「silent」を語りたい〜〜〜〜〜〜〜〜〜〜〜

 昨年フジテレビで放送した「silent」。ハイパー端的に説明すると中途聴覚障害が発症した想にまつわるなんやかんやである。


 僕の傾向として創作物はあれこれ言いながら摂取するのが楽しいので、考察したり批判(いい意味で)したりしながら見ている。が、おそらく初めてこのドラマは批判のしようがなかった。人と人との関係が非常に丁寧に描かれていて、かつ聴覚障害に対する嫌味や圧もなかった(それ自体は描かれているけれどドラマの筋として視聴者に対して良し悪しは断定してなかったように思う。「そう思う人もいる」というスタンス)。

 誉れは山ほどあるのでちょっと列挙してみる。けど今回はこれら全部すっ飛ばして別のところと繋げてみたい。
◯湊斗3本問題の多様性の面白さ
◯居間から動かず話しかけた想ママ
◯「関係ない」と言い切れる紬ママ
◯25〜30歳にとどめを指す選曲(ex:スピッツの「魔法の言葉」)
◯ハンドバック問題
etc......

 特に家族の話は個人的にやり出すとキリがないので割愛。ドラマを見終わってしばらくたった今現在、「人が助かる」ことを考えたい。化物語シリーズの忍野メメの「助けない、自分で勝手に助かるだけ」が真理のような気がしている。



 ドラマで描かれた部分だと、想の転機は当然湊斗である。
 なぜ紬じゃないかというと紬はあくまで恋愛相手なので想の社会を広げるという意味では湊斗の存在が非常に大きい。紬だけだと「恋人関係」という閉じた世界に帰結もできちゃうから。
 湊斗が紬ちゃんと別れたことの是非は別にしても、想の世界を広げたのは間違いなく湊斗だし、その湊斗は「想を助けたい」と思ってやってないのが重要なポイント。
 湊斗は一貫して聴覚障害を発症した想に対して「聴覚障害者」扱いではなく「高校の同級生」として接していた。友達と遊ぶことは「助ける」でもなんでもない。ただ楽しく遊びたいだけだからである。
 そのことに想はとんでもなく救われる。高校時代に築いた関係性が聴覚障害のせいでなくなったと思っていたけれど、実際はそうではなかった。だからふざけ合いもするし名前も呼ぶし元カノ今カノの話もする。ここには障害があるとかないとかまったく関係ない。あってもできるし、なくてもできる。
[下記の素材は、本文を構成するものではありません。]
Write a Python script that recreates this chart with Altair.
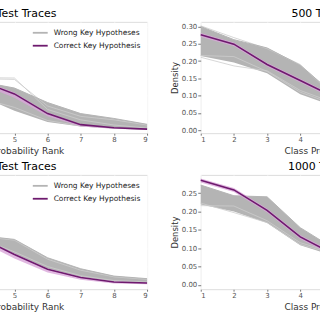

 湊斗から見ると自分は助けてないのに想は助かっている。ここが忍野メメの「自分で勝手に助かる」につながる。忍野メメは一貫して上記のセリフを作中で述べていたが、これは自戒なんじゃないかなと思う。戦場ヶ原さんも阿良々木くんも羽川さんも八九寺も神原も撫子もみんな助けられたと思っているけれど忍野メメは助けたと思ってない。なぜなら忍野メメが助けたと自覚すると「助けた人」「助けられた人」という明確な上下関係が発生してしまうから。実際の行為(戦場ヶ原さんのお祓い、阿良々木くんのヴァンパイアハンターマネジメントなど)として助けていたとしてもメメとしては「阿良々木くんが勝手に助かるのを手伝う」くらいのニュアンスなのかも。「手伝う」だと圧が強いので「自分にできることはする」くらいのニュアンスかな。

 湊斗もそんな感じだったんじゃないかと思う。想に対してどうこうというより想と遊びたいからどうこうということ。そこには自分も入るから関係性が上下にならないのがよかったのかもね。



 こうやって作品と作品をつなげてテーマとか主軸とか共通点を探すのがとても楽しい。メイドインアビスの「価値の創造」とかは現代の多様なコンテンツと紐づけられると思う。

 YUKIの「うれしくって抱き合うよ」が地上波ゴールデンで映ったときに叫んだのは僕だけじゃないはず。みんなYUKI聞こ、と言うのが今回のまとめ。